As I mentioned, Delage’s Quatre poèmes hindus seem almost like a sorbet course in this programme, not least because the forces required are so small compared to the other pieces: the singer is accompanied by a small ensemble consisting of a string quartet, harp and five woodwind instruments. The soloist here is the American soprano Julia Bullock. Her voice is well suited to this music; her timbre is rich and sensuous, though if I have a criticism her diction isn’t ideally clear. Rattle directs the ensemble with fastidious care and Miss Bullock’s performance is involving.

It's back to very large orchestral forces for Dutilleux’s Métaboles. This work was written for George Szell and the Cleveland Orchestra and clearly with an eye to the orchestra’s famed virtuosity under Szell’s exacting leadership. It’s cast in five short movements which play without a break and it is, effectively, a concerto for orchestra. Each section of the orchestra is placed in the spotlight in turn in the first four movements before the whole ensemble is well and truly put through its paces in the finale. So, the woodwind are to the fore in the first section, Incantatoire. The strings are the featured section in Linéaire and the LSO’s string choir are superb in the way they deliver the slow, atmospheric music. This is gorgeous stuff. The fourth movement, Torpide is especially interesting. The music is strange, slow and muted - literally so in the case of the brass. Though the percussion section is featured it’s not thrust into the spotlight in a flamboyant way; rather, the instruments are used quietly and most imaginatively for atmospheric effect. The final movement is fast and virtuosic and the present performance is very exciting. The playing of the LSO in this performance of Métaboles is just fabulous.

Rattle finishes with the second suite from Daphnis et Chloé. This great ballet has had an important place in his repertoire over the years and here he conducts a super performance. Of course, there’s no choir; I regret that but readily acknowledge it would have been completely impractical in this programme. Lever du jour is marvellous – the violins sing their long, rapturous lines wonderfully. In Pantomime, the palm has to go to the LSO’s principal flute, Adam Walker who is marvellous here. His playing is elegantly seductive. The concluding Danse générale is a joyous whirlwind, though the music is never allowed to run out of control. Rattle is in his element here.
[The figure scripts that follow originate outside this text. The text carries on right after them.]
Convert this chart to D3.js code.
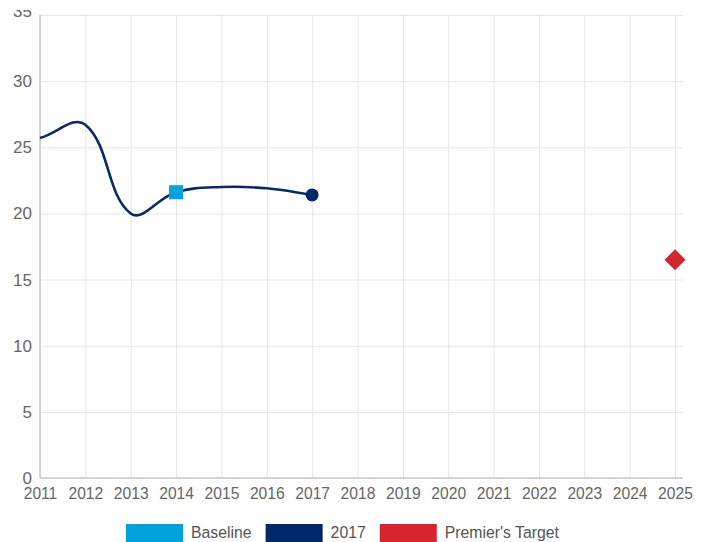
<!DOCTYPE html>
<html>
<head>
<meta charset="utf-8">
<script src="https://cdn.jsdelivr.net/npm/d3@7"></script>
<style>
  body { margin: 0; background: #fff; }
  svg { display: block; font-family: "Liberation Sans", Arial, sans-serif; }
</style>
</head>
<body>
<svg id="chart"></svg>
<script>
var years = [2011, 2012, 2013, 2014, 2015, 2016, 2017, 2018, 2019, 2020, 2021, 2022, 2023, 2024, 2025];
var yTicks = [0, 5, 10, 15, 20, 25, 30, 35];

// 2017 series (line)
var lineYears = [2011, 2012, 2013, 2014, 2015, 2016, 2017];
var lineValues = [25.7, 26.7, 20.0, 21.6, 22.0, 21.9, 21.4];

var baselineYear = [2014];
var baselineValue = [21.6];
var targetYear = [2025];
var targetValue = [16.5];

var legendLabels = ["Baseline", "2017", "Premier's Target"];
var legendColors = ["#00a3dc", "#002868", "#d5262f"];

var width = 706, height = 542;
var plotLeft = 40, plotRight = 675, gridRight = 683, plotTop = 15, plotBottom = 478;

var svg = d3.select("#chart")
  .attr("width", width)
  .attr("height", height);

var x = d3.scaleLinear().domain([2011, 2025]).range([plotLeft, plotRight]);
var y = d3.scaleLinear().domain([0, 35]).range([plotBottom, plotTop]);

// the top label is cut by the picture edge in the original
svg.append("clipPath").attr("id", "topclip")
  .append("rect").attr("x", -60).attr("y", 10).attr("width", width + 60).attr("height", height);

// y axis + horizontal grid
var yAxis = svg.append("g")
  .attr("transform", "translate(" + plotLeft + ",0)")
  .attr("clip-path", "url(#topclip)")
  .call(d3.axisLeft(y).tickValues(yTicks).tickSize(-(gridRight - plotLeft)).tickPadding(8));
yAxis.select(".domain").remove();
yAxis.selectAll("line").attr("stroke", "#e6e6e6");
yAxis.selectAll("text")
  .attr("fill", "#666")
  .style("font-size", "17px")
  .style("font-family", "Liberation Sans, Arial, sans-serif")
  .attr("y", function (d) { return d === 35 ? -4 : 0; });

// x axis + vertical grid
var xAxis = svg.append("g")
  .attr("transform", "translate(0," + plotBottom + ")")
  .call(d3.axisBottom(x).tickValues(years).tickFormat(d3.format("d")).tickSize(-(plotBottom - plotTop)).tickPadding(9));
xAxis.select(".domain").remove();
xAxis.selectAll("line").attr("stroke", "#e6e6e6");
xAxis.selectAll("text")
  .attr("fill", "#666")
  .style("font-size", "17px")
  .style("font-family", "Liberation Sans, Arial, sans-serif")
  .attr("transform", "scale(0.92,1)");

// axis lines
svg.append("line")
  .attr("x1", plotLeft).attr("x2", plotLeft).attr("y1", plotTop).attr("y2", plotBottom)
  .attr("stroke", "#c8c8c8").attr("stroke-width", 1.5);
svg.append("line")
  .attr("x1", plotLeft).attr("x2", gridRight).attr("y1", plotBottom).attr("y2", plotBottom)
  .attr("stroke", "#c8c8c8").attr("stroke-width", 1.5);

// Chart.js style bezier (tension 0.4)
function splinePath(pts, t) {
  var p = d3.path();
  var ctrl = pts.map(function (cur, i) {
    var prev = pts[i - 1] || cur, next = pts[i + 1] || cur;
    var d01 = Math.hypot(cur[0] - prev[0], cur[1] - prev[1]);
    var d12 = Math.hypot(next[0] - cur[0], next[1] - cur[1]);
    var s01 = d01 / (d01 + d12) || 0, s12 = d12 / (d01 + d12) || 0;
    var fa = t * s01, fb = t * s12;
    return {
      prev: [cur[0] - fa * (next[0] - prev[0]), cur[1] - fa * (next[1] - prev[1])],
      next: [cur[0] + fb * (next[0] - prev[0]), cur[1] + fb * (next[1] - prev[1])]
    };
  });
  p.moveTo(pts[0][0], pts[0][1]);
  for (var i = 1; i < pts.length; i++) {
    p.bezierCurveTo(ctrl[i - 1].next[0], ctrl[i - 1].next[1], ctrl[i].prev[0], ctrl[i].prev[1], pts[i][0], pts[i][1]);
  }
  return p.toString();
}

var linePts = lineYears.map(function (yr, i) { return [x(yr), y(lineValues[i])]; });
svg.append("path")
  .attr("d", splinePath(linePts, 0.4))
  .attr("fill", "none")
  .attr("stroke", "#0a2a66")
  .attr("stroke-width", 2.6);

// 2017 point
svg.append("circle")
  .attr("cx", x(lineYears[lineYears.length - 1]))
  .attr("cy", y(lineValues[lineValues.length - 1]))
  .attr("r", 6.5)
  .attr("fill", legendColors[1]);

// Baseline square
svg.selectAll(".base").data(baselineYear).enter().append("rect")
  .attr("x", function (d) { return x(d) - 7; })
  .attr("y", function (d, i) { return y(baselineValue[i]) - 7; })
  .attr("width", 14).attr("height", 14)
  .attr("fill", legendColors[0]);

// Target diamond
svg.selectAll(".target").data(targetYear).enter().append("path")
  .attr("d", function (d, i) {
    var cx = x(d), cy = y(targetValue[i]), r = 10.5;
    return "M" + cx + "," + (cy - r) + "L" + (cx + r) + "," + cy + "L" + cx + "," + (cy + r) + "L" + (cx - r) + "," + cy + "Z";
  })
  .attr("fill", legendColors[2]);

// legend
var legend = svg.append("g");
var lx = 126, sx = 0.93;
legendLabels.forEach(function (lab, i) {
  legend.append("rect")
    .attr("x", lx).attr("y", 524).attr("width", 57).attr("height", 20)
    .attr("fill", legendColors[i]);
  var t = legend.append("text")
    .attr("x", (lx + 65) / sx).attr("y", 538)
    .attr("transform", "scale(" + sx + ",1)")
    .attr("fill", "#555")
    .style("font-size", "17px")
    .text(lab);
  lx = lx + 65 + t.node().getComputedTextLength() * sx + 14;
});
</script>
</body>
</html>
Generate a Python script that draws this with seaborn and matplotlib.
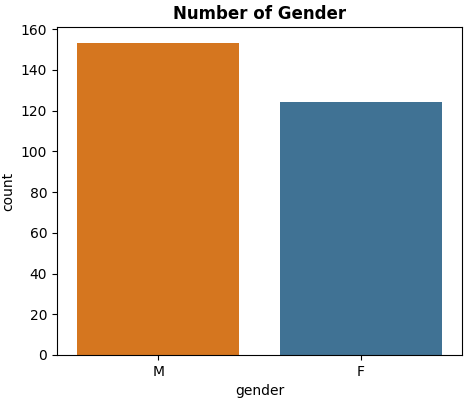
import matplotlib
matplotlib.use("Agg")
import matplotlib.pyplot as plt
import seaborn as sns
import pandas as pd

genders = ["M", "F"]
counts = [153, 124]
colors = ["#d5761f", "#407294"]

df = pd.DataFrame({"gender": genders, "count": counts})
fig = plt.figure(figsize=(4.74, 4.01), dpi=100)
ax = fig.add_axes([57/474, 46/401, 405/474, 328/401])
sns.barplot(data=df, x="gender", y="count", hue="gender", palette=colors, saturation=1, legend=False, ax=ax)
ax.set_ylim(0, 161)
ax.set_title("Number of Gender", fontweight="bold")
fig.savefig("out.png", dpi=100)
Needless to say, the performance receives a huge ovation at the end though I was glad to note that there’s just as warm a reception for Métaboles.
If this repertoire appeals then you’ll find that all the performances are top-notch. This is further evidence, I think, that the partnership of Simon Rattle and the LSO is going to be formidable.

The camerawork is very good. I used the Blu-ray disc for most of my reviewing and found that the picture quality and sound were both excellent. I sampled the DVD also and can assure collectors who don’t have Blu-ray that the DVD option will also serve them very well indeed.

For this video presentation LSO Live has partnered with a French production company. Presumably that explains the slightly odd way in which the bonus interviews are conducted. Throughout all the conversations interviewer Antoine Pecqueur speaks in French and there are English subtitles. However, with one exception all his interviewees speak in English (with French subtitles). The exception is Olivier Stankiewicz; his interview is conducted entirely in French with English subtitles. If subtitles could be used for the interviews why could they not have been provided for the performance of the Delage songs? It’s true that the texts and translations are provided in the booklet but subtitles would have been a welcome option.